- President Donald Trump pardons 16 Michigan Republicans who acted as false electors after 2020 election
- The group recently faced state charges but the case was thrown out for insufficient evidence of intent
- They sought to replace electors for Joe Biden’s win in Michigan in 2020 with a pro-Trump slate
President Donald Trump has pardoned 16 Michigan Republicans who, in the wake of the 2020 election, were part of a plan to offer an “alternate” slate of electors to Trump despite then-candidate Joe Biden’s victory.
The pardons appear to be a largely symbolic gesture, given Michigan’s so-called false electors have not been charged at the federal level and are not the subject of any current federal investigations.
The pardon “ends a grave national injustice perpetrated upon the American people,” according to the document Trump signed, as those involved in the false electors plot faced a smattering of charges across multiple states.

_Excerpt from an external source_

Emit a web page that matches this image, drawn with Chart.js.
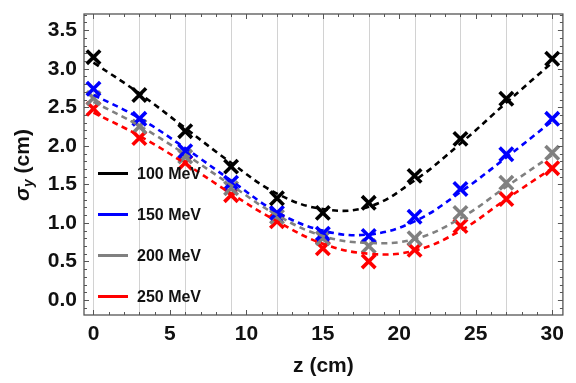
<!DOCTYPE html>
<html>
<head>
<meta charset="utf-8">
<script src="https://cdn.jsdelivr.net/npm/chart.js@4.4.1/dist/chart.umd.min.js"></script>
<style>
  html, body { margin: 0; padding: 0; background: #fff; }
  #wrap { width: 576px; height: 383px; }
</style>
</head>
<body>
<div id="wrap"><canvas id="sigmaChart"></canvas></div>
<script>
// beam size sigma_y along z, measured points + fitted curves
const zPositions = [0, 3, 6, 9, 12, 15, 18, 21, 24, 27, 30];

const sigma100 = [3.15, 2.66, 2.19, 1.73, 1.32, 1.13, 1.26, 1.61, 2.09, 2.61, 3.13];
const sigma150 = [2.74, 2.35, 1.93, 1.52, 1.13, 0.86, 0.83, 1.08, 1.44, 1.89, 2.35];
const sigma200 = [2.62, 2.25, 1.86, 1.45, 1.08, 0.80, 0.70, 0.80, 1.13, 1.52, 1.91];
const sigma250 = [2.48, 2.10, 1.78, 1.36, 1.02, 0.67, 0.50, 0.65, 0.96, 1.31, 1.71];

// fitted curves
const fit100 = [3.08, 2.68, 2.23, 1.78, 1.38, 1.18, 1.21, 1.55, 2.03, 2.56, 3.08];
const fit150 = [2.66, 2.36, 1.97, 1.55, 1.14, 0.90, 0.85, 1.02, 1.40, 1.85, 2.32];
const fit200 = [2.57, 2.26, 1.89, 1.49, 1.10, 0.83, 0.74, 0.79, 1.06, 1.47, 1.88];
const fit250 = [2.43, 2.13, 1.77, 1.38, 1.02, 0.73, 0.60, 0.64, 0.90, 1.31, 1.71];

const seriesLabels = ['100 MeV', '150 MeV', '200 MeV', '250 MeV'];
const seriesColors = ['#000000', '#0000ff', '#808080', '#ff0000'];

const xTicks = [0, 5, 10, 15, 20, 25, 30];
const yTicks = [0.0, 0.5, 1.0, 1.5, 2.0, 2.5, 3.0, 3.5];
const gridZ = zPositions;

const toXY = (ys) => ys.map((y, i) => ({x: zPositions[i], y: y}));

const measured = [sigma100, sigma150, sigma200, sigma250];
const fits = [fit100, fit150, fit200, fit250];

const datasets = [];
fits.forEach((f, i) => {
  datasets.push({
    label: seriesLabels[i] + ' fit',
    data: toXY(f),
    borderColor: seriesColors[i],
    borderWidth: 2.6,
    borderDash: [6, 4.5],
    pointRadius: 0,
    tension: 0.4,
    fill: false
  });
});
measured.forEach((m, i) => {
  datasets.push({
    label: seriesLabels[i],
    data: toXY(m),
    showLine: false,
    pointStyle: 'crossRot',
    pointRadius: 9.5,
    pointBorderWidth: 3.6,
    pointBorderColor: seriesColors[i],
    pointBackgroundColor: seriesColors[i],
    borderColor: seriesColors[i]
  });
});

// vertical grid lines + frame + inward ticks (Mathematica style)
const frameAndTicks = {
  id: 'frameAndTicks',
  beforeDatasetsDraw(chart) {
    const {ctx, chartArea: a, scales: {x, y}} = chart;
    ctx.save();
    ctx.strokeStyle = '#d2d2d2';
    ctx.lineWidth = 1;
    gridZ.forEach(z => {
      const px = Math.round(x.getPixelForValue(z)) + 0.5;
      ctx.beginPath();
      ctx.moveTo(px, a.top);
      ctx.lineTo(px, a.bottom);
      ctx.stroke();
    });
    ctx.restore();
  },
  afterDatasetsDraw(chart) {
    const {ctx, chartArea: a, scales: {x, y}} = chart;
    ctx.save();
    ctx.strokeStyle = '#555';
    ctx.lineWidth = 1.3;
    ctx.strokeRect(a.left, a.top, a.right - a.left, a.bottom - a.top);
    ctx.lineWidth = 1;
    // x ticks every 1, major every 5
    for (let v = 0; v <= 30; v++) {
      const px = Math.round(x.getPixelForValue(v)) + 0.5;
      const len = v % 5 === 0 ? 5 : 3;
      ctx.beginPath();
      ctx.moveTo(px, a.bottom); ctx.lineTo(px, a.bottom - len);
      ctx.moveTo(px, a.top); ctx.lineTo(px, a.top + len);
      ctx.stroke();
    }
    // y ticks every 0.1, major every 0.5
    for (let k = -1; k <= 37; k++) {
      const py = Math.round(y.getPixelForValue(k / 10)) + 0.5;
      const len = k % 5 === 0 ? 5 : 3;
      ctx.beginPath();
      ctx.moveTo(a.left, py); ctx.lineTo(a.left + len, py);
      ctx.moveTo(a.right, py); ctx.lineTo(a.right - len, py);
      ctx.stroke();
    }
    ctx.restore();
  },
  afterDraw(chart) {
    const {ctx} = chart;
    ctx.save();
    // legend inside the plot
    ctx.textBaseline = 'middle';
    ctx.textAlign = 'left';
    ctx.font = 'bold 16px "Liberation Sans", Arial, sans-serif';
    seriesLabels.forEach((lab, i) => {
      const ly = 173.5 + i * 41;
      ctx.strokeStyle = seriesColors[i];
      ctx.lineWidth = 3;
      ctx.beginPath();
      ctx.moveTo(98, ly); ctx.lineTo(128, ly);
      ctx.stroke();
      ctx.fillStyle = '#111';
      ctx.fillText(lab, 137, ly + 1);
    });
    // y axis title: sigma_y (cm)
    ctx.translate(23, 165);
    ctx.rotate(-Math.PI / 2);
    const big = 'bold italic 21px "Liberation Sans", Arial, sans-serif';
    const small = 'bold italic 14px "Liberation Sans", Arial, sans-serif';
    const norm = 'bold 21px "Liberation Sans", Arial, sans-serif';
    ctx.font = big; const w1 = ctx.measureText('σ').width;
    ctx.font = small; const w2 = ctx.measureText('y').width;
    ctx.font = norm; const w3 = ctx.measureText(' (cm)').width;
    let sx = -(w1 + w2 + w3) / 2;
    ctx.fillStyle = '#111';
    ctx.font = big; ctx.fillText('σ', sx, 0); sx += w1;
    ctx.font = small; ctx.fillText('y', sx, 6); sx += w2;
    ctx.font = norm; ctx.fillText(' (cm)', sx, 0);
    ctx.restore();
  }
};

new Chart(document.getElementById('sigmaChart'), {
  type: 'line',
  data: {datasets: datasets},
  options: {
    responsive: true,
    maintainAspectRatio: false,
    animation: false,
    layout: {padding: {top: 14, right: 5, left: 0, bottom: 0}},
    plugins: {
      legend: {display: false},
      tooltip: {enabled: false}
    },
    scales: {
      x: {
        type: 'linear',
        min: -0.62,
        max: 30.7,
        grid: {display: false, drawTicks: false},
        border: {display: false},
        afterBuildTicks: s => { s.ticks = xTicks.map(v => ({value: v})); },
        afterFit: s => { s.height = 68; s.paddingLeft = 0; s.paddingRight = 0; },
        ticks: {
          color: '#111',
          padding: 7,
          maxRotation: 0,
          font: {family: '"Liberation Sans", Arial, sans-serif', size: 21, weight: 'bold'}
        },
        title: {
          display: true,
          text: 'z (cm)',
          color: '#111',
          padding: {top: 4},
          font: {family: '"Liberation Sans", Arial, sans-serif', size: 21, weight: 'bold'}
        }
      },
      y: {
        min: -0.195,
        max: 3.71,
        grid: {display: false, drawTicks: false},
        border: {display: false},
        afterBuildTicks: s => { s.ticks = yTicks.map(v => ({value: v})); },
        afterFit: s => { s.width = 84; s.paddingTop = 0; s.paddingBottom = 0; },
        ticks: {
          color: '#111',
          padding: 7,
          callback: v => v.toFixed(1),
          font: {family: '"Liberation Sans", Arial, sans-serif', size: 21, weight: 'bold'}
        }
      }
    }
  },
  plugins: [frameAndTicks]
});
</script>
</body>
</html>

Fifteen of Michigan’s would-be Trump electors had until recently faced eight felony counts at the state-level for signing a document falsely claiming Trump won the state in 2020, including forgery and uttering and publishing false documents, which a federal pardon from Trump could not have blocked.
But Lansing District Judge Kirsten Simmons ruled in September that prosecutors under Attorney General Dana Nessel didn’t bring sufficient evidence. She dismissed all charges before the case went to trial.

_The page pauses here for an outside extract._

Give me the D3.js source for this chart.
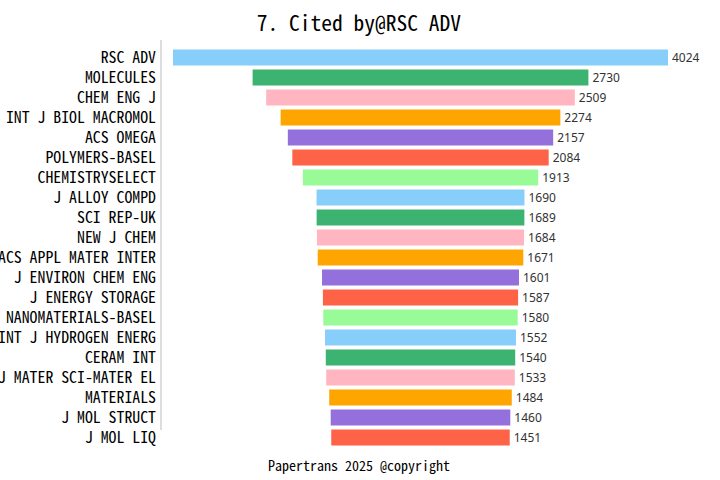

“This is a fraud case, and (you) have to prove intent,” Simmons said in her ruling from the bench, “and I don’t believe that there’s evidence sufficient to prove intent.”
RELATED:
- Michigan false electors case dismissed, Nessel not ruling out appeal
- Inside fake electors meeting: Trump attorney, dueling docs, phone ban
- Michigan AG backtracks ‘co-conspirator’ claim in fake electors probe
Nessel’s office is still considering an appeal of that ruling, she confirmed Monday, noting “federal pardons do not apply to state charges alleging violations of state law.”

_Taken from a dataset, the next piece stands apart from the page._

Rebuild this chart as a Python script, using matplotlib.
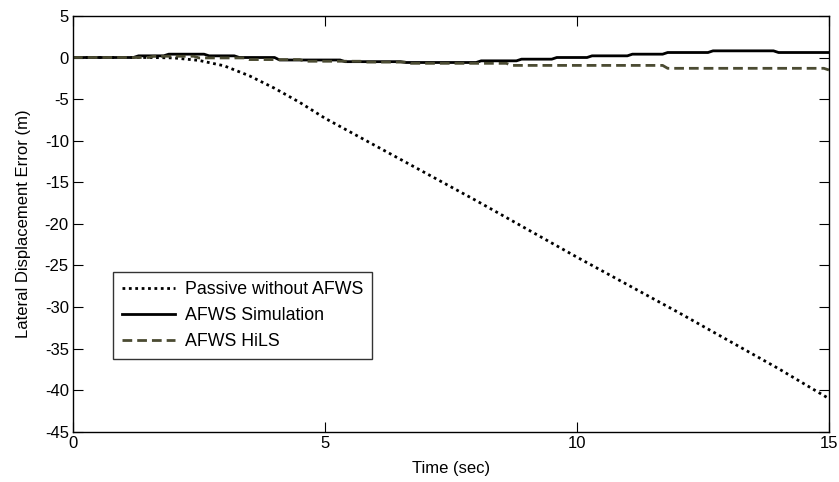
import matplotlib
matplotlib.use("Agg")
import matplotlib.pyplot as plt
import numpy as np

plt.rcParams['font.family'] = ['Liberation Sans', 'DejaVu Sans']
plt.rcParams['axes.unicode_minus'] = False

# Passive without AFWS
t_passive = [0, 1.5, 2.0, 2.5, 3.0, 3.5, 4.0, 4.5, 5.0, 6.0, 7.0, 8.0, 9.0, 10.0, 11.0, 12.0, 13.0, 14.0, 14.5, 15.0]
y_passive = [0, 0, -0.05, -0.35, -1.0, -2.2, -3.7, -5.4, -7.3, -10.6, -13.9, -17.2, -20.6, -24.0, -27.3, -30.6, -34.0, -37.4, -39.2, -41.0]

# AFWS Simulation
t_sim = [0, 1.2, 1.3, 1.8, 1.9, 2.6, 2.7, 3.2, 3.3, 4.0, 4.1, 5.3, 5.4, 6.5, 6.6, 8.0, 8.1, 8.8, 8.9, 9.5, 9.6, 10.2, 10.3, 11.0, 11.1, 11.7, 11.8, 12.6, 12.7, 13.9, 14.0, 15.0]
y_sim = [0, 0, 0.2, 0.2, 0.4, 0.4, 0.2, 0.2, 0.0, 0.0, -0.3, -0.3, -0.5, -0.5, -0.6, -0.6, -0.4, -0.4, -0.2, -0.2, 0.0, 0.0, 0.2, 0.2, 0.4, 0.4, 0.6, 0.6, 0.8, 0.8, 0.6, 0.6]

# AFWS HiLS
t_hils = [0, 1.5, 1.6, 2.4, 2.5, 3.4, 3.5, 4.5, 4.6, 5.7, 5.8, 6.6, 6.7, 8.6, 8.7, 11.7, 11.8, 14.9, 15.0]
y_hils = [0, 0, 0.15, 0.15, -0.05, -0.05, -0.25, -0.25, -0.45, -0.45, -0.55, -0.55, -0.7, -0.7, -0.95, -0.95, -1.3, -1.3, -1.5]

x_ticks = [0, 5, 10, 15]
y_ticks = [5, 0, -5, -10, -15, -20, -25, -30, -35, -40, -45]

fig = plt.figure(figsize=(8.39, 4.82), dpi=100)
ax = fig.add_axes([0.087, 0.104, 0.901, 0.863])

ax.plot(t_passive, y_passive, color='black', linestyle=(0, (1, 1.3)), linewidth=2.0, label='Passive without AFWS')
ax.plot(t_sim, y_sim, color='black', linestyle='-', linewidth=2.0, label='AFWS Simulation')
ax.plot(t_hils, y_hils, color='#4b4b32', linestyle=(0, (3.5, 1.8)), linewidth=2.0, label='AFWS HiLS')

ax.set_xlim(0, 15)
ax.set_ylim(-45, 5)
ax.set_xticks(x_ticks)
ax.set_yticks(y_ticks)
ax.tick_params(direction='in', top=True, right=True, length=7, labelsize=12, colors='black', pad=3)
for s in ax.spines.values():
    s.set_linewidth(1.0)

ax.set_xlabel('Time (sec)', fontsize=12, labelpad=7)
ax.set_ylabel('Lateral Displacement Error (m)', fontsize=12, labelpad=10)

leg = ax.legend(loc='lower left', bbox_to_anchor=(0.053, 0.176), fontsize=12.8, frameon=True,
                fancybox=False, edgecolor='black', handlelength=3.0, handletextpad=0.55,
                borderpad=0.5, labelspacing=0.5, borderaxespad=0)
leg.get_frame().set_linewidth(1.0)

fig.savefig('out.png', dpi=100)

In a statement to Bridge Michigan, Nessel called the false electors plan “an all-out assault against American democracy in (Trump’s) efforts to overturn the presidential election results and preserve his hold on power.”
While her office weighs an appeal, Nessel said the Lansing 54-A District Court has failed to provide her team with a transcript of Simmons’ ruling, despite repeated requests, which they need to make a decision.
“We have received no contact from the court nor even acknowledgement of our requests,” Nessel said in the statement.
Monday’s announcement by the Trump administration included a pardon for James Renner, a 2020 Republican elector nominee, against whom state-level charges were dropped in exchange for cooperative testimony in the case.
Trump’s U.S. pardon attorney, Ed Martin, celebrated the presidential pardons, writing in a post on X, “Let their healing begin.”
Martin was also an organizer of “stop the steal” rallies in the wake of the 2020 election and has worked to prosecute some of Trump’s political opponents, including Federal Reserve Governor Lisa Cook, a Michigan State University professor.
The would-be electors had signed the documents in the basement of the Michigan Republican Party’s headquarters, then attempted to deliver them to the state Capitol during the appointment of the real electors, only to be turned away at the entrance by state troopers.
Ken Thompson, one of the Trump electors and an Ionia County Republican precinct delegate, said he wasn’t aware of the pardon before Trump issued it, but was “very pleased to be recognized and listed.”
“We’d be in jail right now” if then-Vice President Kamala Harris had been elected in 2024, Thompson said.
If Nessel decides to appeal the ruling, however, Thompson believes it’ll be dismissed outright.
Biden won Michigan in 2020 by 154,188 votes, about a 2.8 percentage-point margin, according to the state’s certified election results.
The four-member Board of State Canvassers certified the election result, with one Republican abstaining, amid intense pressure from GOP activists to subvert the election results.
The pardons also included a number of attorneys and lawyers who helped guide the false elector strategy, including Mike Roman, Sidney Powell and Kenneth Chesebro.
Powell, who was sanctioned over a lawsuit that sought to overturn Michigan results, continues to face attorney discipline proceedings in the state.
Meshawn Maddock, one of the pardoned electors and a former vice chair of the Michigan Republican Party, alleged Nessel “broke the law to hysterically target senior citizens she despised,” a reference to colleagues like Trump elector John Haggard, who died shortly after learning the charges against him had been dismissed.
“I hope Trump shows as much mercy to her as she showed to 80-somethings living paycheck-to-paycheck,” she added.